CHALLENGE:
Pictures stay out of the copy. Please reproduce only the lines between the one holding "Rebuild this chart" and the one holding "Chart.register(...registerables);", inclusive.

Entries with chart source code:
########################################

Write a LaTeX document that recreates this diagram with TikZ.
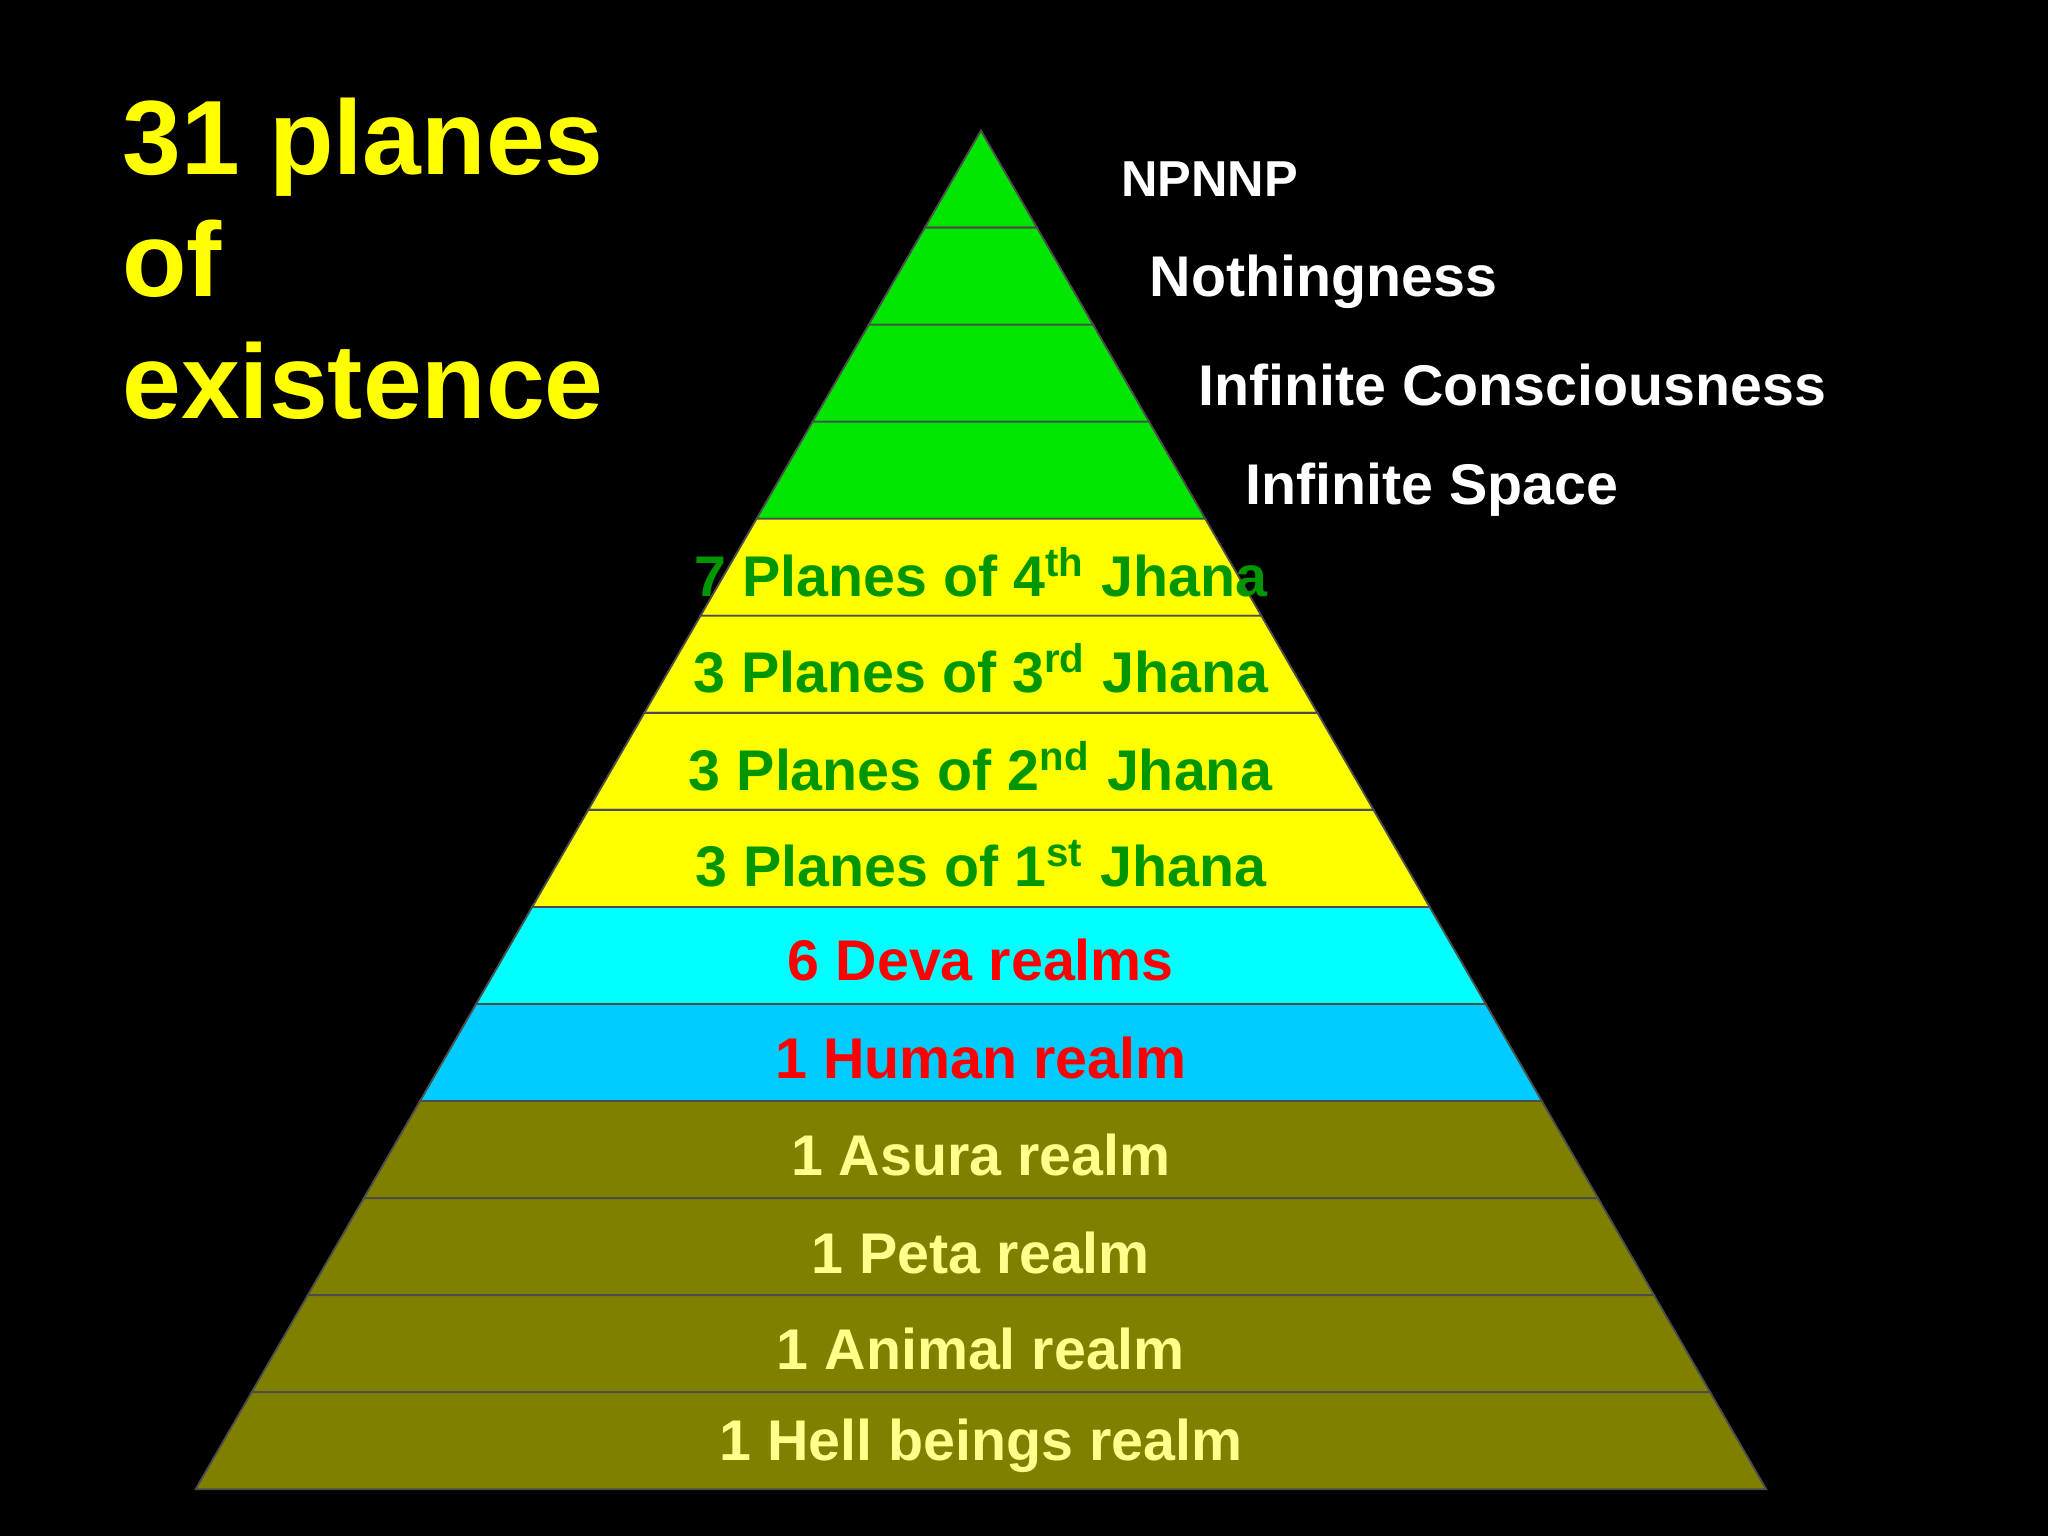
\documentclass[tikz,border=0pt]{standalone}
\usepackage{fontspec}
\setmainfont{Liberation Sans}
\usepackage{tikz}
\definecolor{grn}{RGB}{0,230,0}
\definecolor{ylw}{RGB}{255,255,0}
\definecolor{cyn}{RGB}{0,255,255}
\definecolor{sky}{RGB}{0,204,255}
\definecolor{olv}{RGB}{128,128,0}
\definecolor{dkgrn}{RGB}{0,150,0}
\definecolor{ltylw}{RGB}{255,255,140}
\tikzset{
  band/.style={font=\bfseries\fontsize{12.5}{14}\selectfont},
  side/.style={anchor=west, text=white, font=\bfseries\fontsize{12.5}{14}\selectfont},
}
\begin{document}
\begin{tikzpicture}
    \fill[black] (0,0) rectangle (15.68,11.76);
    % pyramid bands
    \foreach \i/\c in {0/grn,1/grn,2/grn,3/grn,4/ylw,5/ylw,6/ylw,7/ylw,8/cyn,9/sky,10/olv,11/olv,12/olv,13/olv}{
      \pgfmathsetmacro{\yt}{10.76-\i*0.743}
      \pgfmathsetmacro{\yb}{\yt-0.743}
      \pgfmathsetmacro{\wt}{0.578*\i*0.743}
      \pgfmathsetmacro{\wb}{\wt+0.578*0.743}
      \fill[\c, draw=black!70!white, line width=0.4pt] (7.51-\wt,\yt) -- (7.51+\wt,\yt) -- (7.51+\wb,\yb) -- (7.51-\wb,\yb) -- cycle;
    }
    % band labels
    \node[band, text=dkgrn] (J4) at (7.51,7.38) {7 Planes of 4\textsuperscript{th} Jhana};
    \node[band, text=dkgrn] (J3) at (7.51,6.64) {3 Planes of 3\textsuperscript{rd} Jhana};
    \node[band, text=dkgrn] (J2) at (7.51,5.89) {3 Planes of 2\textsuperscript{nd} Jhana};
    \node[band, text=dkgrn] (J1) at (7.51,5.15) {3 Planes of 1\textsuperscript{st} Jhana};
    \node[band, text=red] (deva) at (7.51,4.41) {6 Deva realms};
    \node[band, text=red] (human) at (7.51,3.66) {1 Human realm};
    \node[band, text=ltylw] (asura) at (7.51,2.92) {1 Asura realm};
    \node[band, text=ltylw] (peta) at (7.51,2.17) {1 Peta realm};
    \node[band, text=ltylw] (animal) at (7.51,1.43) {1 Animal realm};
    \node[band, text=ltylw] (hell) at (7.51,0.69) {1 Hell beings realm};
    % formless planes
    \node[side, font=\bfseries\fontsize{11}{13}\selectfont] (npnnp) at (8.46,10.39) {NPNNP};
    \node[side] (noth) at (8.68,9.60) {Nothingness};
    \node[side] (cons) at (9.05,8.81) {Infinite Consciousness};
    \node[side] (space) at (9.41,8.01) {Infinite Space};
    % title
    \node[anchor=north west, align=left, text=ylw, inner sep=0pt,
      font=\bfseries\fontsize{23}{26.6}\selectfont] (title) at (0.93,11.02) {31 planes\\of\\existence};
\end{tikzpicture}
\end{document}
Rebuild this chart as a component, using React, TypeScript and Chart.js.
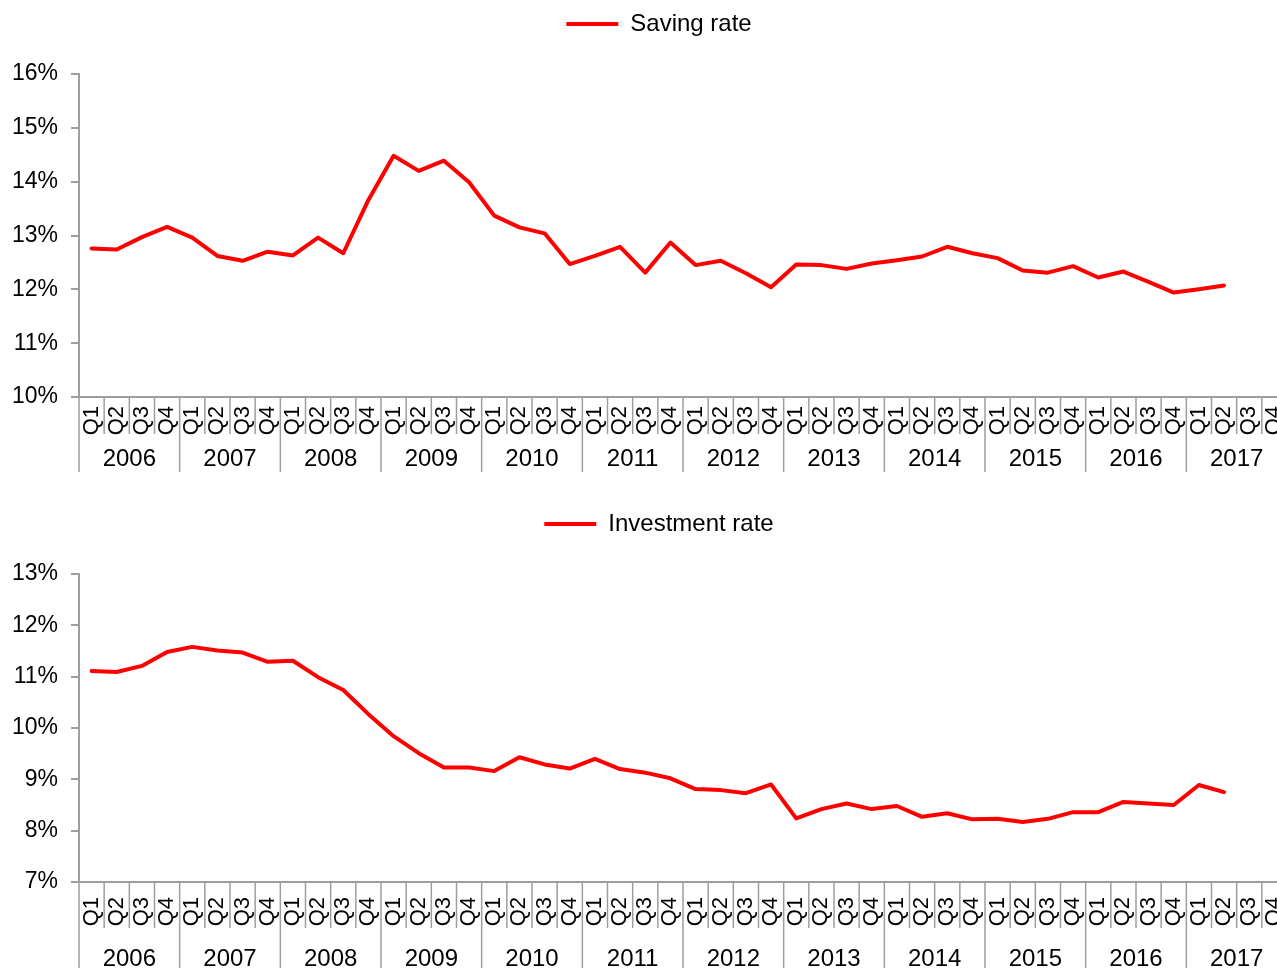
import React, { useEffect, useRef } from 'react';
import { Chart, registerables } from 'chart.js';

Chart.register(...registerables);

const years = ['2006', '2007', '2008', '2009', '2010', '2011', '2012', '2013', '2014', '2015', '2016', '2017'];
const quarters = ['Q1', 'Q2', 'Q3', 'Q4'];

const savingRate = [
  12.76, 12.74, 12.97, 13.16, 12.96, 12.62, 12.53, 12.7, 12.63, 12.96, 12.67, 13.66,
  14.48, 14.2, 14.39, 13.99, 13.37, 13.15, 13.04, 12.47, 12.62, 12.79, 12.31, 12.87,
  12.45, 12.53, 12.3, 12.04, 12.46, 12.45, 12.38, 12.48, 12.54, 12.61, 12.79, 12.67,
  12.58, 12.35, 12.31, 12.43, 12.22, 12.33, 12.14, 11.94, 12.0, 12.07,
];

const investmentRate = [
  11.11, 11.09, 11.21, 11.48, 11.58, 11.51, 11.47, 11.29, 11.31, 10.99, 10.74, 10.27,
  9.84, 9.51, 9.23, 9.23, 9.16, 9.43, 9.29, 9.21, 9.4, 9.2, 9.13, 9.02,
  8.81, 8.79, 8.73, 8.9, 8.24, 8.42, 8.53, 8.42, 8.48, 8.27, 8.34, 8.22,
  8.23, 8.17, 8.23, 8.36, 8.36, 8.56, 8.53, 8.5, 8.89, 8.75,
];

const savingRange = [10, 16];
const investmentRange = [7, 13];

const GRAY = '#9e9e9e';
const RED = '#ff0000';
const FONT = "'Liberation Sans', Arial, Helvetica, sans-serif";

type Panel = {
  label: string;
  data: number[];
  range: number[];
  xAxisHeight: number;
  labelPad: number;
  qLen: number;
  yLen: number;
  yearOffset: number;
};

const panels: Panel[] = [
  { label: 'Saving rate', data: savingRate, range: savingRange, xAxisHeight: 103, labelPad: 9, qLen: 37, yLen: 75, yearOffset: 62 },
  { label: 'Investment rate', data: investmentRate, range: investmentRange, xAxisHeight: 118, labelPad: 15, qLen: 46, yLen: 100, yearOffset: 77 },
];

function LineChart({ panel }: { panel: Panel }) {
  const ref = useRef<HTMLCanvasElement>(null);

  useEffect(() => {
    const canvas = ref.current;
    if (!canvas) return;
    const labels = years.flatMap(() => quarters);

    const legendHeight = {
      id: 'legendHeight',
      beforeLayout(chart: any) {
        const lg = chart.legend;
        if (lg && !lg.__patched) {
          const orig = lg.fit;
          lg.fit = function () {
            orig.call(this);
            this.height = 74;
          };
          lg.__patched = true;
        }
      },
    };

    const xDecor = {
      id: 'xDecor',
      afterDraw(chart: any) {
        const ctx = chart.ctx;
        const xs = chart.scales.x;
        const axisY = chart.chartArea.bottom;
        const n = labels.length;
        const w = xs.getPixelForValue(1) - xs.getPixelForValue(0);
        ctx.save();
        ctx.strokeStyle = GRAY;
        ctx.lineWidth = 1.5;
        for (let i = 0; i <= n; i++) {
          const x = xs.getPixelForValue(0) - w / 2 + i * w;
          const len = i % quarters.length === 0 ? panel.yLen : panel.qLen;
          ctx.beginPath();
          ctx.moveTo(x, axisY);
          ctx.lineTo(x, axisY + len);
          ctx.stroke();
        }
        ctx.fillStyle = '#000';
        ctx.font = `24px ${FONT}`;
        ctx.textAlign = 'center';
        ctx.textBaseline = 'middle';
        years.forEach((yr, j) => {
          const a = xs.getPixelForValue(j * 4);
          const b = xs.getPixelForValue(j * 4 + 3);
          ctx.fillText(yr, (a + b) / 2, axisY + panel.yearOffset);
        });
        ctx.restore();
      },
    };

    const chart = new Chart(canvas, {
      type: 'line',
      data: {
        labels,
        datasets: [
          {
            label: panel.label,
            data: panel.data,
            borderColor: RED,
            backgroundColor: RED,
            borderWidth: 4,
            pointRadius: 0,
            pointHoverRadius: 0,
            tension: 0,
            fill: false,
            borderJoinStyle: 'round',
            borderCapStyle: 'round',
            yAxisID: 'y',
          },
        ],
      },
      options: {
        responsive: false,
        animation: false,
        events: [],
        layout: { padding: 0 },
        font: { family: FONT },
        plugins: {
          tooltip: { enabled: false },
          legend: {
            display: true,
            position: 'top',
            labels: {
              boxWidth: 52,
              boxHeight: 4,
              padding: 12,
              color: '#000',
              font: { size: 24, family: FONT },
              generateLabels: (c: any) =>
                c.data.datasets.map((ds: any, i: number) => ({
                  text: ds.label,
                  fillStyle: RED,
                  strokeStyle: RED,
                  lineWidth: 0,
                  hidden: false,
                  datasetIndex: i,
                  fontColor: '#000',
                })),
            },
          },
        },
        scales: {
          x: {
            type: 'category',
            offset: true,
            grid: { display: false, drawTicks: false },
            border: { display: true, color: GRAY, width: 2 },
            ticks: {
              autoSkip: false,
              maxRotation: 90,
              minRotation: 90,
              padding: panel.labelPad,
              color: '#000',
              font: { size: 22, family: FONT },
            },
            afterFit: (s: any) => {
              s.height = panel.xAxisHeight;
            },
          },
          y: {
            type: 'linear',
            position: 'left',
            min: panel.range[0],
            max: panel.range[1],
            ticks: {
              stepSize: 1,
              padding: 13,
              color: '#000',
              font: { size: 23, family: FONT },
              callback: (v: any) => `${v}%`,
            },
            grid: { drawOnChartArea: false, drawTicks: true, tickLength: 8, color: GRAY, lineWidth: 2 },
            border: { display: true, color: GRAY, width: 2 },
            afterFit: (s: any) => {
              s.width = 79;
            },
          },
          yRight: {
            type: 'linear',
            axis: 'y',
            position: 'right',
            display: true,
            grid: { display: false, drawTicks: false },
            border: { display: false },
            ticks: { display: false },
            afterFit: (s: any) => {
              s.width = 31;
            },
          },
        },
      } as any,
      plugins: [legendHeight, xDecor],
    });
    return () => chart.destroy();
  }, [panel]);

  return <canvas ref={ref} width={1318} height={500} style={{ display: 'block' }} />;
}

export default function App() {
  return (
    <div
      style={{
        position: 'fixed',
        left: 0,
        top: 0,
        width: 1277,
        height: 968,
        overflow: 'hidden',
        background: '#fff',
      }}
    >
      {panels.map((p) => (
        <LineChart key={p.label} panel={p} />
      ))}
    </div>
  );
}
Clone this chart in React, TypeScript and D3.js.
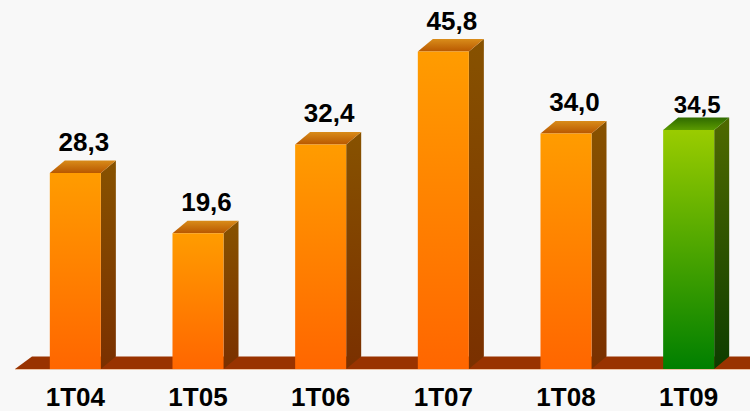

########################################

WORKED ANSWER:
Rebuild this chart as a component, using React, TypeScript and Chart.js.
import React, { useEffect, useRef } from 'react';
import { Chart, registerables } from 'chart.js';

Chart.register(...registerables);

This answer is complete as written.